___ Source material ___

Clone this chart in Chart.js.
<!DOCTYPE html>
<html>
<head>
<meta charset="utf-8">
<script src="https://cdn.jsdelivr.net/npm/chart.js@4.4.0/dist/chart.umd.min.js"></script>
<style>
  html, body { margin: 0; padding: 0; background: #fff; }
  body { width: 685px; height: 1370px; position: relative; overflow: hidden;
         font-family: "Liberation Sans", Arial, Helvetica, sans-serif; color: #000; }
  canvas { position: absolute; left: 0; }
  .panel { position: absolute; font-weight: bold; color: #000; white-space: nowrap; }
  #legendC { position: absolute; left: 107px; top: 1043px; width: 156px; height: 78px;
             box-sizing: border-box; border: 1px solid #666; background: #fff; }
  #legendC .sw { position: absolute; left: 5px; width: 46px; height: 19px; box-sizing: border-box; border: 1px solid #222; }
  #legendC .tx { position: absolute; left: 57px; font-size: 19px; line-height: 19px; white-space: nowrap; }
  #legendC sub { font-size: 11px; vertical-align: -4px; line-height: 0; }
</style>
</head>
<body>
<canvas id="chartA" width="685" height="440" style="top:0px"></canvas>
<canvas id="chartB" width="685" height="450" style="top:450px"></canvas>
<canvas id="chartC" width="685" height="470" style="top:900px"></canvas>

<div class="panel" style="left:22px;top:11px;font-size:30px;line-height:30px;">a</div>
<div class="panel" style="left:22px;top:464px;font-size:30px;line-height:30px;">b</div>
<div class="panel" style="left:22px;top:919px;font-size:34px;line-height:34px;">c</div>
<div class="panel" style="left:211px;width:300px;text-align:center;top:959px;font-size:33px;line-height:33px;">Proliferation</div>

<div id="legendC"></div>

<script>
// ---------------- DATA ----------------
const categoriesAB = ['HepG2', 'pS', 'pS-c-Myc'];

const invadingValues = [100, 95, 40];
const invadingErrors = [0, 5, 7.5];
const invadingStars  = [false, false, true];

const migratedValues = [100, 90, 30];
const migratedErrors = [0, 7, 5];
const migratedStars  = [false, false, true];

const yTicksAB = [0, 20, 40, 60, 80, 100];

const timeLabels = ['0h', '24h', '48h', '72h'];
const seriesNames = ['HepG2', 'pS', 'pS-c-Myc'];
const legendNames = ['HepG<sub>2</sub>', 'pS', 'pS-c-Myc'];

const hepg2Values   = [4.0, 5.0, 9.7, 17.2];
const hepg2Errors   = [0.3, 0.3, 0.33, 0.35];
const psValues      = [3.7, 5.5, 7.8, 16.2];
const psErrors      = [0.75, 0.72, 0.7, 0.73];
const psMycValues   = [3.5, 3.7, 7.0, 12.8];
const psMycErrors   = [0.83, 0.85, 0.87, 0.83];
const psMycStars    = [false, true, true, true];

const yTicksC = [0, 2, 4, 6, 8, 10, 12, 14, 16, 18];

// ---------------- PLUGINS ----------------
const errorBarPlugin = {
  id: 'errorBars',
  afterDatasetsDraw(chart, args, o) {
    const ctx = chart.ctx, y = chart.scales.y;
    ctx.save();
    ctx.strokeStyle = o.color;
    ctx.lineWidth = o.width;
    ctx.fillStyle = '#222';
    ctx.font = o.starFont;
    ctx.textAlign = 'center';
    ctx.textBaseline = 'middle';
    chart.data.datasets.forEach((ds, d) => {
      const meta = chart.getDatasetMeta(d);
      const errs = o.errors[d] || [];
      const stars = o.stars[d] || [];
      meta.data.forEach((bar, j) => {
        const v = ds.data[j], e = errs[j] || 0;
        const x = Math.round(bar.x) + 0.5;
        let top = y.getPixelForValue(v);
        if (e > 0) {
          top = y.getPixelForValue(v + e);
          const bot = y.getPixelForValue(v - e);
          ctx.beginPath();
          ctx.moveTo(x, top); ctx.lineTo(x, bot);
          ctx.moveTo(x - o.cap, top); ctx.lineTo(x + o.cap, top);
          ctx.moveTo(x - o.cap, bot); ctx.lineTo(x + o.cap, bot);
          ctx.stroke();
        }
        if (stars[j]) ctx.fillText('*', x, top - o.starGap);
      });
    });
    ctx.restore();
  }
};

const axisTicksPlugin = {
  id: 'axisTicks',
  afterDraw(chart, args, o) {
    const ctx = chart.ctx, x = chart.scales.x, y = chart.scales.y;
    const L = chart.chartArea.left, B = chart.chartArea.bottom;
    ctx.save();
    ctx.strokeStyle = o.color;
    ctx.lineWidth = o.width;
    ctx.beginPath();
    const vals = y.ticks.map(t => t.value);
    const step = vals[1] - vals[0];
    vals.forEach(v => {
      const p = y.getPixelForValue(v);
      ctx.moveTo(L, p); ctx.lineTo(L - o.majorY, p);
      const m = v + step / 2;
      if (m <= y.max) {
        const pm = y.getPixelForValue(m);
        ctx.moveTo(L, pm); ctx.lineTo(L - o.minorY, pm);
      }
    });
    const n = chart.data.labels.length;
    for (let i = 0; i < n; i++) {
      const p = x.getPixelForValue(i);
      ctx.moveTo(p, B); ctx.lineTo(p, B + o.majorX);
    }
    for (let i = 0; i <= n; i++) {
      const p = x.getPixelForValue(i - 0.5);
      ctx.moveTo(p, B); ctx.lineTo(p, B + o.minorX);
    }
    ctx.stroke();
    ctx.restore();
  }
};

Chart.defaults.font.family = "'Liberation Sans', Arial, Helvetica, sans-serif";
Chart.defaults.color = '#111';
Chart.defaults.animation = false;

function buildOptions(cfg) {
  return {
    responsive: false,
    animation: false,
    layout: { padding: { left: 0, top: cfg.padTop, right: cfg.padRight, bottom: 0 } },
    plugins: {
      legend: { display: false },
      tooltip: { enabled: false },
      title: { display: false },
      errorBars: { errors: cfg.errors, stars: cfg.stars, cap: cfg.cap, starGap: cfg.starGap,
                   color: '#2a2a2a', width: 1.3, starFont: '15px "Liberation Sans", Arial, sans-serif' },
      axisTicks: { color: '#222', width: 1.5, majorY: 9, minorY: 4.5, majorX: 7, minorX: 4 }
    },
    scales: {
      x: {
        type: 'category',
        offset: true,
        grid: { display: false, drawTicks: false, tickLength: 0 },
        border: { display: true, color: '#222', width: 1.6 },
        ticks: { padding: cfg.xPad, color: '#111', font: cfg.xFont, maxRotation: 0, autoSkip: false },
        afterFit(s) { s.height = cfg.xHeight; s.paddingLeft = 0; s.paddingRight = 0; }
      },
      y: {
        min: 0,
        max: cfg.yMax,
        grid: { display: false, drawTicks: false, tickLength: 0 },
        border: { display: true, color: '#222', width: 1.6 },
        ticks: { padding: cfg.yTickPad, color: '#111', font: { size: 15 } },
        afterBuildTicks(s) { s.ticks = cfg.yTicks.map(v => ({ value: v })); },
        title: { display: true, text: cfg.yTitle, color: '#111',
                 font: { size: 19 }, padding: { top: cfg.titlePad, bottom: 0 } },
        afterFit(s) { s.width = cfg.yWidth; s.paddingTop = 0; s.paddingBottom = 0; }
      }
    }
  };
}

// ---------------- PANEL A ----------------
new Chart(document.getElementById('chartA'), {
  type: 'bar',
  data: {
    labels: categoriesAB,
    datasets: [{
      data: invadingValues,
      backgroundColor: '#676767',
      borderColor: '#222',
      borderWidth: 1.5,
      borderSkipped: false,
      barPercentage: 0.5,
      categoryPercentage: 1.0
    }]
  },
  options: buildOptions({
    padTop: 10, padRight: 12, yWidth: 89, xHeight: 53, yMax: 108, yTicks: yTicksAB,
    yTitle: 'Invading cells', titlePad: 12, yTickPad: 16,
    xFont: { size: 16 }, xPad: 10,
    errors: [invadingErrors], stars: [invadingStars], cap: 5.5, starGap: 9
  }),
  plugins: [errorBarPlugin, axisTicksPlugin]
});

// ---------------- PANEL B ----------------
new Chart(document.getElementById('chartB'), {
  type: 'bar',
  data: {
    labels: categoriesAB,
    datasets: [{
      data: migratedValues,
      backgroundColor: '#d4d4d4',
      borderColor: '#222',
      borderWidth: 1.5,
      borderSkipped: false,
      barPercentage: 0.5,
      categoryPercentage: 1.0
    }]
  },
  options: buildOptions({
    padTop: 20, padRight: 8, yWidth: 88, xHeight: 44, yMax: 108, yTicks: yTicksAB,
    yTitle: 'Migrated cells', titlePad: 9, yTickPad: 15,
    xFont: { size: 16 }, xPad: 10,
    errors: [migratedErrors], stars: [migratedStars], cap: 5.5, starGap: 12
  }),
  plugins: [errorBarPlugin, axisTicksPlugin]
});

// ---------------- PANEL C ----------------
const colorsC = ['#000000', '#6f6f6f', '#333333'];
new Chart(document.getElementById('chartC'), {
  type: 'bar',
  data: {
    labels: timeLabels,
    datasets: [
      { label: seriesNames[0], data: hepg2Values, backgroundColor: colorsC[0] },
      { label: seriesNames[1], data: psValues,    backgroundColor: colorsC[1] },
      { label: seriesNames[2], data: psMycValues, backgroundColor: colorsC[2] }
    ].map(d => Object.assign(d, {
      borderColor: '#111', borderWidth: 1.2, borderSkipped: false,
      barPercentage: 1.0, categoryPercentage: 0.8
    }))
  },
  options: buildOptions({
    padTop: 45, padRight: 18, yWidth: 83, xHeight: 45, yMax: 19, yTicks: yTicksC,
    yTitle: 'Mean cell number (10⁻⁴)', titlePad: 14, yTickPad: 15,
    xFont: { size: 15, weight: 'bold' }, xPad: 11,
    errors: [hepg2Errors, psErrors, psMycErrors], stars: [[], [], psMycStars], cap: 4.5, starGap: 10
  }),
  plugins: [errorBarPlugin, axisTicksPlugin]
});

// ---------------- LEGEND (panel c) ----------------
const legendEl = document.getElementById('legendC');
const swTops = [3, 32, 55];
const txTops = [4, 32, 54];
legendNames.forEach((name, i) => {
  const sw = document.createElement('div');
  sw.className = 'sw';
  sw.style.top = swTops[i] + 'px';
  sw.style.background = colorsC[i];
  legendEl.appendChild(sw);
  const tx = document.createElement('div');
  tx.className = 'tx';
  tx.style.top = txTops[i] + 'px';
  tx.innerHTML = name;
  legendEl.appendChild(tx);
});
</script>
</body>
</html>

___
___ Source material ___

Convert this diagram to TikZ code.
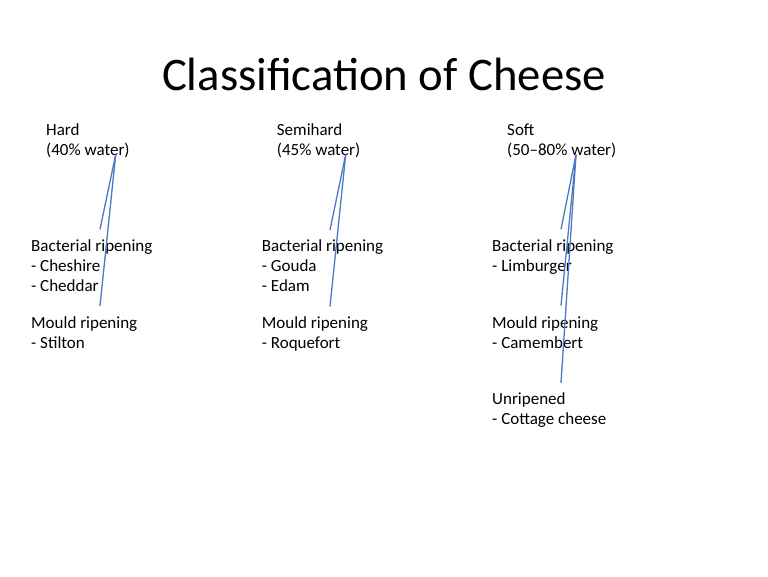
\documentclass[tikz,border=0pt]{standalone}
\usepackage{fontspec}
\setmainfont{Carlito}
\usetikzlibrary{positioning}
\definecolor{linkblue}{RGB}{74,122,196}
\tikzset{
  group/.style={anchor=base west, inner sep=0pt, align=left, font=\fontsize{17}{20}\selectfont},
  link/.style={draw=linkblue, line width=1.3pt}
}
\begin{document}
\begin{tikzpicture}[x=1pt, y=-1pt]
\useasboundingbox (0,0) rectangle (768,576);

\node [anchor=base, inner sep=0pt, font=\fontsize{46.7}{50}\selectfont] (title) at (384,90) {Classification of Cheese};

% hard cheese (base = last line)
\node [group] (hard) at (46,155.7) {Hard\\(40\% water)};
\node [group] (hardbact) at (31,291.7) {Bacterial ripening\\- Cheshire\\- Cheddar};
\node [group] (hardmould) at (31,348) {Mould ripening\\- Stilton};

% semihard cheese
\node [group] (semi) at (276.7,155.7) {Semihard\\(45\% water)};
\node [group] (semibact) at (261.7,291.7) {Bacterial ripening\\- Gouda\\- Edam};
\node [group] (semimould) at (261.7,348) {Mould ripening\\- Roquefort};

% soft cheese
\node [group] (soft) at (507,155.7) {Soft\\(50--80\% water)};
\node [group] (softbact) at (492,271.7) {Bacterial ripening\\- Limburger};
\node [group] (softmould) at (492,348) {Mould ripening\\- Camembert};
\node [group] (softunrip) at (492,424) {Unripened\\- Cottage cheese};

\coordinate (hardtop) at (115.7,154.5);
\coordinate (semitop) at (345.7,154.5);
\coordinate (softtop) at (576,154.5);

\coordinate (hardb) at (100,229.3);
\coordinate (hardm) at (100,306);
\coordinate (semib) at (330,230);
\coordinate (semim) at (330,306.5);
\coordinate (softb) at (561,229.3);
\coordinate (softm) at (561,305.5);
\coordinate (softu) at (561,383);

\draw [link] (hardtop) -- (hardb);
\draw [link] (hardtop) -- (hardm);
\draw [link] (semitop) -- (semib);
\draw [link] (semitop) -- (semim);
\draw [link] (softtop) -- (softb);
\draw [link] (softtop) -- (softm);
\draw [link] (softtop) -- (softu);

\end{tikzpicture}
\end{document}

___

[What to do]: Using the data above, extract exactly the lines from the one containing "Convert this diagram to TikZ code." through the one containing "[group] (hardmould) at". Pictures are left out.

[Expected answer]:
Convert this diagram to TikZ code.
\documentclass[tikz,border=0pt]{standalone}
\usepackage{fontspec}
\setmainfont{Carlito}
\usetikzlibrary{positioning}
\definecolor{linkblue}{RGB}{74,122,196}
\tikzset{
  group/.style={anchor=base west, inner sep=0pt, align=left, font=\fontsize{17}{20}\selectfont},
  link/.style={draw=linkblue, line width=1.3pt}
}
\begin{document}
\begin{tikzpicture}[x=1pt, y=-1pt]
\useasboundingbox (0,0) rectangle (768,576);

\node [anchor=base, inner sep=0pt, font=\fontsize{46.7}{50}\selectfont] (title) at (384,90) {Classification of Cheese};

% hard cheese (base = last line)
\node [group] (hard) at (46,155.7) {Hard\\(40\% water)};
\node [group] (hardbact) at (31,291.7) {Bacterial ripening\\- Cheshire\\- Cheddar};
\node [group] (hardmould) at (31,348) {Mould ripening\\- Stilton};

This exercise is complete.